Though she had spent more than a decade as a recipe tester for Gourmet magazine and Time-Life books, Ms. Darr had zero restaurant experience when she opened La Tulipe. Neither did her husband and business partner, John Darr, a Congregationalist minister and peace activist turned school principal. Yet Ms. Darr never doubted she would win those stars.
“I’m going to open the perfect little French restaurant and show them all how,” Gael Greene quoted her as saying in her review of La Tulipe for New York magazine in 1980.
And La Tulipe drew stars of another variety. Mary Tyler Moore would order the tarte Tatin, and save half for her breakfast the next day. James Beard, who lived around the corner, was a regular (he loved that rich tongue terrine); so were Jackie Onassis and Woody Allen, despite living far uptown. Julia Child came whenever she was in town, having first fallen for the roast chicken. You might see the chicken magnate Frank Perdue, Gov. Hugh Carey of New York, Keith Richards or Robert De Niro.
Nonetheless, Ms. Darr, who tasted every dish that left the kitchen, made them all wait. Restaurant reviewers spent many column inches describing their frustration as they cooled their heels in between courses, or when a companion’s meal arrived but not theirs. It drove her kitchen colleagues crazy, even as they admired her dogged integrity.
“Take it all down, and start again,” she might tell her crew when the timing was off on a table’s orders, as she did one typical night, directing them to toss every single dish, as one of her chefs, Arnold Rossman, recalled recently. “I don’t care how long they wait. But when they get it, it’s got to be perfect.”
Mr. Rossman added: “She was insufferable. Obstinate. Unrelentingly perfectionist. And she was brilliant. Of all the many chefs I’ve ever worked for and with, she influenced me the most. Her intention was of the highest order.”

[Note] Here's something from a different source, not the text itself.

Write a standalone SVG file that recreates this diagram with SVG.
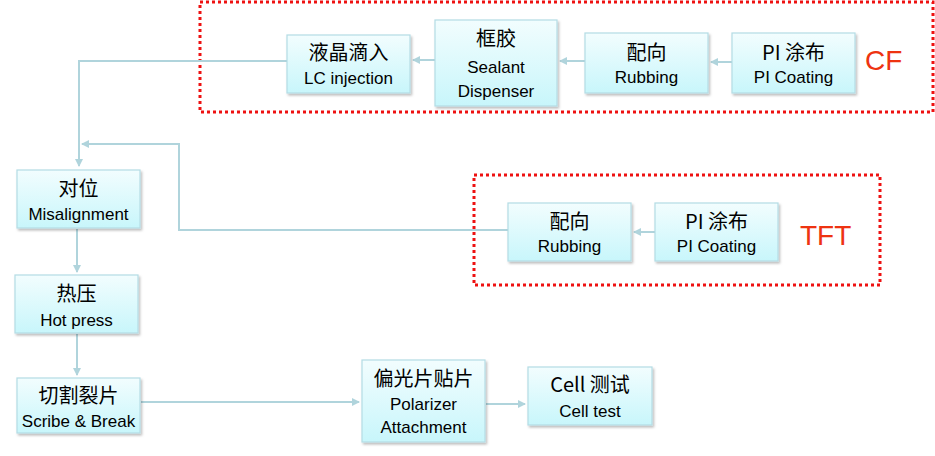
<svg xmlns="http://www.w3.org/2000/svg" width="935" height="456" viewBox="0 0 935 456">
<style>
.b{fill:url(#g);stroke:#b4dce4;stroke-width:1.2;filter:url(#s)}
.zh{font-family:"Noto Sans CJK SC","Liberation Sans",sans-serif;font-size:20px;fill:#000;text-anchor:middle}
.en{font-family:"Liberation Sans",Arial,sans-serif;font-size:17px;fill:#000;text-anchor:middle}
.c{fill:none;stroke:#b0d4dc;stroke-width:2;marker-end:url(#a)}
.grp{fill:none;stroke:#ee1111;stroke-width:3;stroke-dasharray:3 3}
.lbl{font-family:"Liberation Sans",Arial,sans-serif;font-size:28px;fill:#ee3311}
</style>
<defs>
<linearGradient id="g" x1="0" y1="0" x2="0" y2="1"><stop offset="0" stop-color="#f2fdfe"/><stop offset="1" stop-color="#c8f6fb"/></linearGradient>
<filter id="s" x="-10%" y="-10%" width="125%" height="130%"><feDropShadow dx="1.5" dy="2" stdDeviation="1.2" flood-color="#000" flood-opacity="0.25"/></filter>
<marker id="a" markerWidth="8" markerHeight="8" refX="7" refY="4" orient="auto" markerUnits="userSpaceOnUse"><path d="M0,0 L8,4 L0,8 z" fill="#b0d4dc"/></marker>
</defs>
<rect width="935" height="456" fill="#fff"/>
<rect class="grp" x="200" y="2" width="733" height="110"/>
<text class="lbl" x="865" y="70">CF</text>
<rect class="grp" x="474" y="175" width="406" height="110"/>
<text class="lbl" x="800" y="245">TFT</text>
<g id="connectors">
<path class="c" d="M287,61 H79 V166"/>
<path class="c" d="M508,230 H179 V144 H82"/>
<path class="c" d="M435,60 H413"/>
<path class="c" d="M585,61 H560"/>
<path class="c" d="M732,62 H711"/>
<path class="c" d="M655,232 H634"/>
<path class="c" d="M77,229 V272"/>
<path class="c" d="M77,334 V375"/>
<path class="c" d="M141,402 H359"/>
<path class="c" d="M486,404 H525"/>
</g>
<g id="n_lc"><rect class="b" x="287" y="35" width="123" height="58"/><text class="zh" x="348.5" y="60">液晶滴入</text><text class="en" x="348.5" y="84">LC injection</text></g>
<g id="n_seal"><rect class="b" x="435" y="20" width="122" height="86"/><text class="zh" x="496" y="46">框胶</text><text class="en" x="496" y="73">Sealant</text><text class="en" x="496" y="97">Dispenser</text></g>
<g id="n_rub_cf"><rect class="b" x="585" y="33" width="123" height="60"/><text class="zh" x="646.5" y="60">配向</text><text class="en" x="646.5" y="83">Rubbing</text></g>
<g id="n_pi_cf"><rect class="b" x="732" y="33" width="123" height="60"/><text class="zh" x="793.5" y="60">PI 涂布</text><text class="en" x="793.5" y="83">PI Coating</text></g>
<g id="n_rub_tft"><rect class="b" x="508" y="203" width="123" height="58"/><text class="zh" x="569.5" y="229">配向</text><text class="en" x="569.5" y="252">Rubbing</text></g>
<g id="n_pi_tft"><rect class="b" x="655" y="203" width="123" height="58"/><text class="zh" x="716.5" y="229">PI 涂布</text><text class="en" x="716.5" y="252">PI Coating</text></g>
<g id="n_align"><rect class="b" x="17" y="170" width="123" height="58"/><text class="zh" x="78.5" y="196">对位</text><text class="en" x="78.5" y="220">Misalignment</text></g>
<g id="n_hot"><rect class="b" x="15" y="275" width="123" height="58"/><text class="zh" x="76.5" y="301">热压</text><text class="en" x="76.5" y="326">Hot press</text></g>
<g id="n_scribe"><rect class="b" x="17" y="378" width="123" height="55"/><text class="zh" x="78.5" y="403">切割裂片</text><text class="en" x="78.5" y="427">Scribe &amp; Break</text></g>
<g id="n_pol"><rect class="b" x="362" y="360" width="123" height="82"/><text class="zh" x="423.5" y="386">偏光片贴片</text><text class="en" x="423.5" y="410">Polarizer</text><text class="en" x="423.5" y="433">Attachment</text></g>
<g id="n_cell"><rect class="b" x="528" y="367" width="124" height="58"/><text class="zh" x="590" y="392">Cell 测试</text><text class="en" x="590" y="417">Cell test</text></g>
</svg>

The restaurant often ran out of menu items, another nit by the critics. One of Ms. Darr’s sayings was, “To the latecomer, the bones!”
“She was very talented and very opinionated,” said Jacques Pepin, the celebrated French chef and author whom she invited to cook as guest chef a few times, in a phone interview. “And she was breaking ground for a woman chef. At the time, there weren’t that many.”

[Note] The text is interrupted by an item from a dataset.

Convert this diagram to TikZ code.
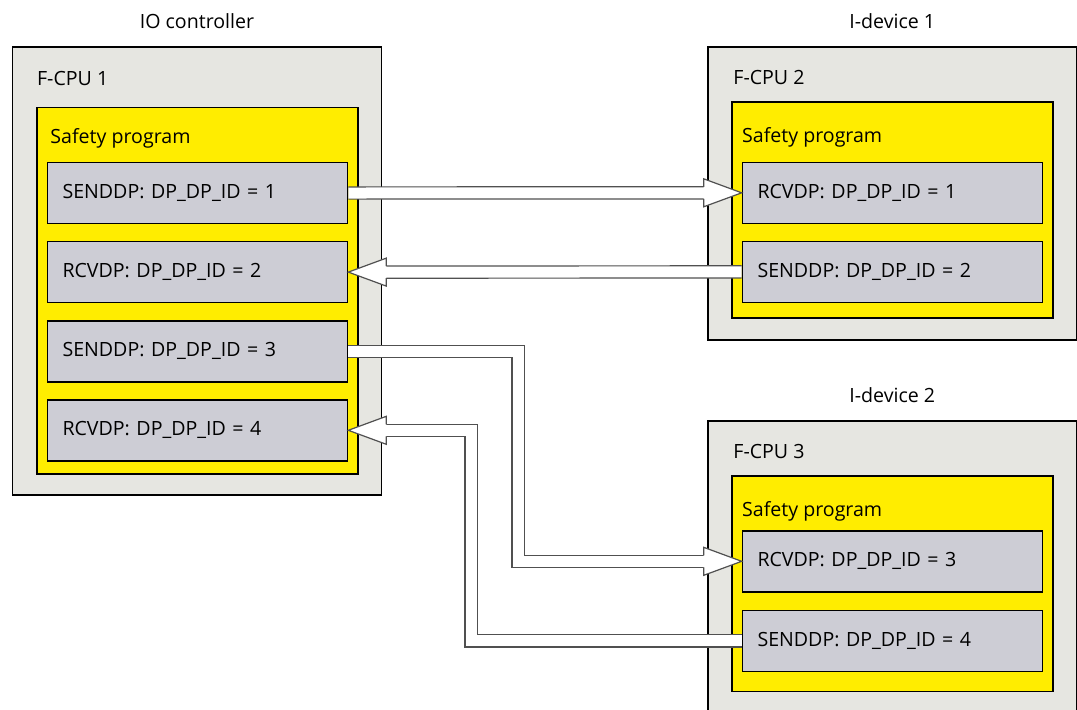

Ms. Darr told Ms. Greene: “A friend says she’s going to make me a rubber stamp. It will say, ‘Mine is better.’”
She was born Sally Kaufman on Jan. 18, 1923, in Brooklyn to Yetta (Goldstein) Kaufman and Albert Kaufman. Albert was a tool and die maker. Sally grew up in Brooklyn. After graduating from Abraham Lincoln High School, she worked as a textile designer. She met Mr. Darr in 1953, and they married that year.
“I wasn’t eager to meet a clergyman,” she told the weekly newspaper The Villager when Mr. Darr died in 2007 at 88, “and I asked him if he believed in pie in the sky and all that. He said, ‘No, I believe in heaven on earth,’ and that’s what he devoted his life to.”
The Darrs hosted “peace dinners” for fellow activists in their apartment, and before embarking on a food career, Ms. Darr began cooking in earnest, working her way through every single recipe in “The Escoffier Cookbook” — there are nearly 3,000 — as she told Craig Claiborne of The Times in 1980.
Her first job was testing recipes for the “Food of the World” series for Time-Life Books, working under Mr. Pepin. In 1970, she was hired by Gourmet magazine to work in its test kitchen. There, she helped produce the cookbook “Gourmet’s France,” out in 1978, for which she spent four years traveling in France collecting and developing recipes.
When the book was finished, Ms. Darr declared she wanted to open a restaurant. “I knew then that I didn’t want to take orders from anyone else,” she told Mr. Claiborne. “Ever. I wanted to invest myself in myself.”
The Darrs bought a derelict building on West 13th, near Sixth Avenue, and fixed it up. La Tulipe was on the ground floor, and their living quarters were above. Mr. Darr was the business manager and the maitre d’, a courtly, professorial presence.
An early, brief marriage to Joseph Gross ended in divorce. Their son, Joshua, whom Mr. Darr adopted, died in 1985.
The Darrs closed the restaurant in 1991 and sold the building a few years later. The go-go ’80s were decidedly over, a recession was in full swing, and Wall Street expense accounts had been slashed. Still, La Tulipe was never a moneymaker; Ms. Darr’s high standards were in opposition to high profit margins, and Mr. Darr was more of an educator than an economist.
They moved to an apartment on West 10th Street, where Ms. Darr continued to cook for friends. At her death, her niece Dorothy Darr reported, there were 10 pounds of butter in her fridge.